What safety precautions should I take when measuring real circuits?
When working with real electrical circuits, especially those with inductors and capacitors that store energy:
- Power Down: Always disconnect power before making measurements or changes
- Discharge Capacitors: Use a bleed resistor to safely discharge capacitors (especially large electrolytics)
- Insulation: Ensure all connections are properly insulated to prevent shorts
- Current Limits: Be aware of maximum current ratings for components and wiring
- Inductor Hazards: Inductors can generate high voltage spikes when current is interrupted
- Measurement Tools:
- Use properly rated multimeters and probes
- For high voltages, use differential probes or voltage dividers
- For high currents, use current shunts or clamp meters
- Grounding: Ensure proper grounding to prevent floating voltages
- Personal Protection: Use insulated tools and consider wearing safety glasses
For high-power circuits, consult OSHA electrical safety guidelines and follow all local electrical codes.
How can I verify my calculator results experimentally?

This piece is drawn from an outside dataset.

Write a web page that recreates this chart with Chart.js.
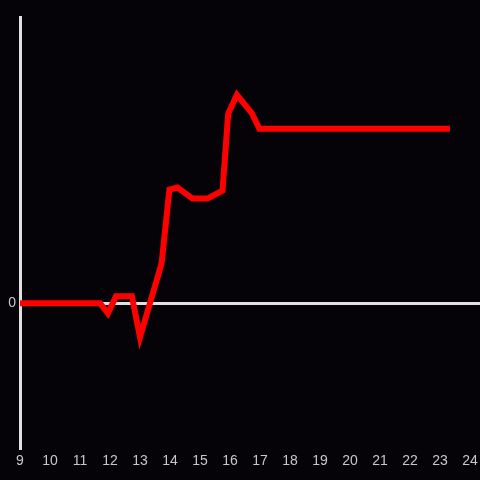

To validate your calculations with physical measurements:
- Build the Circuit: Construct the circuit using components with tolerances better than 5% for accurate results
- Measurement Setup:
- For current: Use a current probe or small series resistor with differential voltage measurement
- For voltage: Connect probes directly across components
- Use an oscilloscope with sufficient bandwidth (at least 10× the expected signal frequency)
- Triggering: Set up proper triggering to capture the transient event
- Timebase: Adjust the oscilloscope timebase to show 3-5 time constants of the transient
- Comparison:
- Overlay the calculated exponential curve on your oscilloscope trace
- Compare the measured time constant with calculated τ
- Check that the steady-state values match
- Discrepancy Analysis: If results differ:
- Check for parasitic components (stray capacitance/inductance)
- Verify component values with a meter
- Consider measurement loading effects
- Account for non-ideal component behavior
For precise validation, use a digital storage oscilloscope with math functions to plot the natural logarithm of the current difference, which should yield a straight line for a perfect exponential response.